Task goal. Show every line below where "with" can be found.
______
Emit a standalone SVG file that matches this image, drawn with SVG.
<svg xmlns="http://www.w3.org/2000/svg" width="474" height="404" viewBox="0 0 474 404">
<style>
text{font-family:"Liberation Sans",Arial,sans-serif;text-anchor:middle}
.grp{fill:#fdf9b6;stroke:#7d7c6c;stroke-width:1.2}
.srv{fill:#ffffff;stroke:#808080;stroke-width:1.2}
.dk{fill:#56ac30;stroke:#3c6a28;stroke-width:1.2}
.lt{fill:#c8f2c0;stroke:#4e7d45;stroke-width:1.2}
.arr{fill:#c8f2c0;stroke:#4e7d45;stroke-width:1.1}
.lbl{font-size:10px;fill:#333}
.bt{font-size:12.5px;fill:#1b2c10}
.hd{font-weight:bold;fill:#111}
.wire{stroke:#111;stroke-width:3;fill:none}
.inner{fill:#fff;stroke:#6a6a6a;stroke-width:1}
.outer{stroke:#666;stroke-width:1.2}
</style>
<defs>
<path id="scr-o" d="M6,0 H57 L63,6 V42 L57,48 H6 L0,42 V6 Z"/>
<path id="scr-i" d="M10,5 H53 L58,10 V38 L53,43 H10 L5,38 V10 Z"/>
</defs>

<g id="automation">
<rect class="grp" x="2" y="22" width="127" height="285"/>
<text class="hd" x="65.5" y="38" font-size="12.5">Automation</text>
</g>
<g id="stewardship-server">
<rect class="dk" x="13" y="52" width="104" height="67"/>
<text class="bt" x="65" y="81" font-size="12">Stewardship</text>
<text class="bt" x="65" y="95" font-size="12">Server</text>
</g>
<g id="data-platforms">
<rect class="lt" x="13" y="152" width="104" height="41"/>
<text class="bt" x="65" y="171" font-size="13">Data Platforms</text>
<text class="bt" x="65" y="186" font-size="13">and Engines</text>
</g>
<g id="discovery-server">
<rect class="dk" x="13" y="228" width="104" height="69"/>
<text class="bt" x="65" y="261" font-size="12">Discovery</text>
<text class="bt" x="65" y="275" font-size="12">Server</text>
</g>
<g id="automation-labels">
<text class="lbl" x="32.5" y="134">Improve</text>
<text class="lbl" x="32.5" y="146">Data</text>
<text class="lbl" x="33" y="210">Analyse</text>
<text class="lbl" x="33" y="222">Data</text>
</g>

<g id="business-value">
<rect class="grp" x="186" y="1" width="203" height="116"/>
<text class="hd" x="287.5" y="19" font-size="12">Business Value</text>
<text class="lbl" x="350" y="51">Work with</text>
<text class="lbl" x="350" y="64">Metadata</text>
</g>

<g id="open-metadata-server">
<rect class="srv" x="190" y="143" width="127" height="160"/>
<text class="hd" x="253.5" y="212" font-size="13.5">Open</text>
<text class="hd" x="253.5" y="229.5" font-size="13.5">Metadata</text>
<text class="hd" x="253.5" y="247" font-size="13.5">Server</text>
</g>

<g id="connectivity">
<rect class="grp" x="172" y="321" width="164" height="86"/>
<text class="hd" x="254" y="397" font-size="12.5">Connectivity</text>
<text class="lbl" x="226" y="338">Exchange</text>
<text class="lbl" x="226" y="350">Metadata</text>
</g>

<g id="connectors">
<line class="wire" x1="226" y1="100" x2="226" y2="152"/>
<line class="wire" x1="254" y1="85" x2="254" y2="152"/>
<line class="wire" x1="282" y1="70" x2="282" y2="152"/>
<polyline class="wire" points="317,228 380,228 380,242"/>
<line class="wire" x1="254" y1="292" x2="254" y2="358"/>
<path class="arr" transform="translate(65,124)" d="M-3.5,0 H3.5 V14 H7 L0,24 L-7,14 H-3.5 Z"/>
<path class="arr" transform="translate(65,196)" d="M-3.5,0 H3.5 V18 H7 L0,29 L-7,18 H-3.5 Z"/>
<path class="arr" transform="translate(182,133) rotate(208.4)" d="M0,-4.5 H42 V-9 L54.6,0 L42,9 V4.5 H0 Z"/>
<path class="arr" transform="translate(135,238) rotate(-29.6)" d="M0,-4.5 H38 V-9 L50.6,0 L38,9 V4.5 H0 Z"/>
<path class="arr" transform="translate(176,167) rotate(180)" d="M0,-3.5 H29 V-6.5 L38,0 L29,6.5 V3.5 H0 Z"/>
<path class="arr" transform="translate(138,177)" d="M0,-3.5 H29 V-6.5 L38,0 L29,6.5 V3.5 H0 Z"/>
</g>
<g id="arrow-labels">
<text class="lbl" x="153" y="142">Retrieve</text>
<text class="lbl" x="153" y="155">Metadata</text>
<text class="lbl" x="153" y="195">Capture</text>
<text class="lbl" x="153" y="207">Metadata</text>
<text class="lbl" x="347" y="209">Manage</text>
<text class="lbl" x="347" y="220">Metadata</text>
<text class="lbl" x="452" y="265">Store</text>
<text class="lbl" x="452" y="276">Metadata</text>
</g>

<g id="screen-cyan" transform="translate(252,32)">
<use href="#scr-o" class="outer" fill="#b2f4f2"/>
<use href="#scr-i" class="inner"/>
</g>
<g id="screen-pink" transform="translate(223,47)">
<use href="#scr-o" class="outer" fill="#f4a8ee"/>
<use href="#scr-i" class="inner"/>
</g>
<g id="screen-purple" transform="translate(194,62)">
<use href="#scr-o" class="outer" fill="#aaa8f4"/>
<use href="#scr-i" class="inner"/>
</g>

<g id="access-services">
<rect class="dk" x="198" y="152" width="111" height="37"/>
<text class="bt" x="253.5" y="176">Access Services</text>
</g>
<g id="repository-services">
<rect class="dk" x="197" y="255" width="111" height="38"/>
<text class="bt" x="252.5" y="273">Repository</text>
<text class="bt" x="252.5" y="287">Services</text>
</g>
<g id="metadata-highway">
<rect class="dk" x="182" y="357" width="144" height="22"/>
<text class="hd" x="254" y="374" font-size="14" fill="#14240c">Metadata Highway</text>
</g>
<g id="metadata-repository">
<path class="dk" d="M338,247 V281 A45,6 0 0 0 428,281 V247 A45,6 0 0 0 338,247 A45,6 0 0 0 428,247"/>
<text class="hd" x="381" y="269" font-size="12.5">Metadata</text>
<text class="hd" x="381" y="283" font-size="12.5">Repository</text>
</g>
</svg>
______
Output of the exercise.
Emit a standalone SVG file that matches this image, drawn with SVG.
<text class="lbl" x="350" y="51">Work with</text>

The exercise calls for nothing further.